Restoring small patches of nature in our cities has multiple benefits, for people and plants as well as for the birds and the bees. Volunteers in our restoration projects can learn about the incredible diversity of native plants in the Bay Area, and the myriad ways these plants provide food and shelter for animal species. Visitors to the sites can study ethnobotany and the ecological history of California, or just enjoy the view.
Meanwhile the chickadees and warblers go about their business of cleaning insects off the willow leaves, and the tiny native bees collect pollen and nectar from elderberries to provision their nests. The pollinators help make berries for migrating birds, which carry the seeds to an open space for a new seedling to grow. Plants and birds and innumerable insects are all linked in a complex set of interdependent relationships that have evolved together for over 10,000 years. Underneath them all is the soil and the water underground or flowing in the creek.

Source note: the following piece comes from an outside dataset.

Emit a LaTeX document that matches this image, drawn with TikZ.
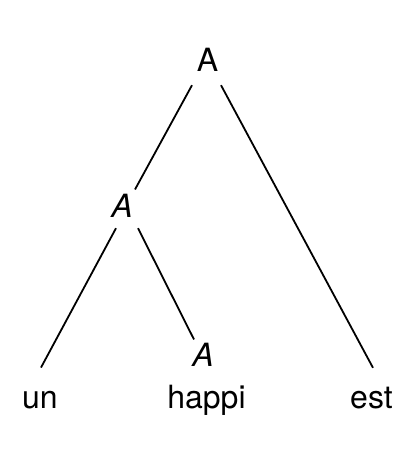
\documentclass[tikz,border=0pt]{standalone}
\usepackage{fontspec}
\setmainfont{TeX Gyre Heros}
\begin{document}
\begin{tikzpicture}[x=1pt, y=1pt]
        \tikzstyle{word}=[inner sep=0pt, anchor=base,
            font=\fontsize{32}{38}\selectfont]
        \tikzstyle{edge}=[draw, line width=1.8pt]
        \useasboundingbox (0, 0) rectangle (413, 464);

        \node[word] (a0) at (207.5, 392) {A};
        \node[word] (a1) at (122, 246) {\textit{A}};
        \node[word] (a2) at (203, 97) {\textit{A}};
        \node[word] (un) at (40, 55) {un};
        \node[word] (happi) at (206.5, 55) {happi};
        \node[word] (est) at (371.5, 55) {est};

        \draw[edge] ([xshift=-15.5pt, yshift=-13pt]a0.south) to ([xshift=13pt, yshift=5pt]a1.north);
        \draw[edge] ([xshift=13.5pt, yshift=-13pt]a0.south) to ([xshift=1.5pt, yshift=19.6pt]est.north);
        \draw[edge] ([xshift=-6pt, yshift=-10pt]a1.south) to ([xshift=1pt, yshift=24pt]un.north);
        \draw[edge] ([xshift=16pt, yshift=-10pt]a1.south) to ([xshift=-9pt, yshift=4pt]a2.north);

    \end{tikzpicture}
\end{document}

How do we go about protecting this intricate system? We lay a foundation of local native plants, then let nature do the rest. Choosing plants for a restoration site is part science, part art. We rely on published studies as well as our own observations of what grows well in our watersheds. A useful framework is the concept of plant communities, groups of species found together because they have similar environmental requirements.
Riparian (creekside) plants need moisture in the soil most of the year, so are installed close to the creek. Sedges and rushes do well adjacent to water, where their fibrous roots anchor the bank and their grass-like tops flex and bend in high winter flows. Buckeyes and big leaf maples lean over to shade and cool the water. Forest or woodland understory plants such as pink-flowering current and wild strawberry benefit from shade, which lowers water stress in our dry summers.
The top of the banks and upland slopes can be dry and sunny, and a good place for coastal scrub community species. Sticky monkey flower with bright yellow blooms and gray-leaved California sagebrush thrive here. Grasslands, once the most common community in much of the bay area, flourish in clay soils. Numerous wildflowers, from annual clarkias to perennial fall blooming California asters grow in between clumps of long-lived bunch grasses.
Each species is specially adapted to a given set of conditions defined by water, sun and soil type. Together, the diversity of plants and animals form a mosaic of life. Humans have the ability to protect or destroy these important natural systems. For the sake of the plants, animals, and our own enjoyment, now is the time to support watershed restoration efforts.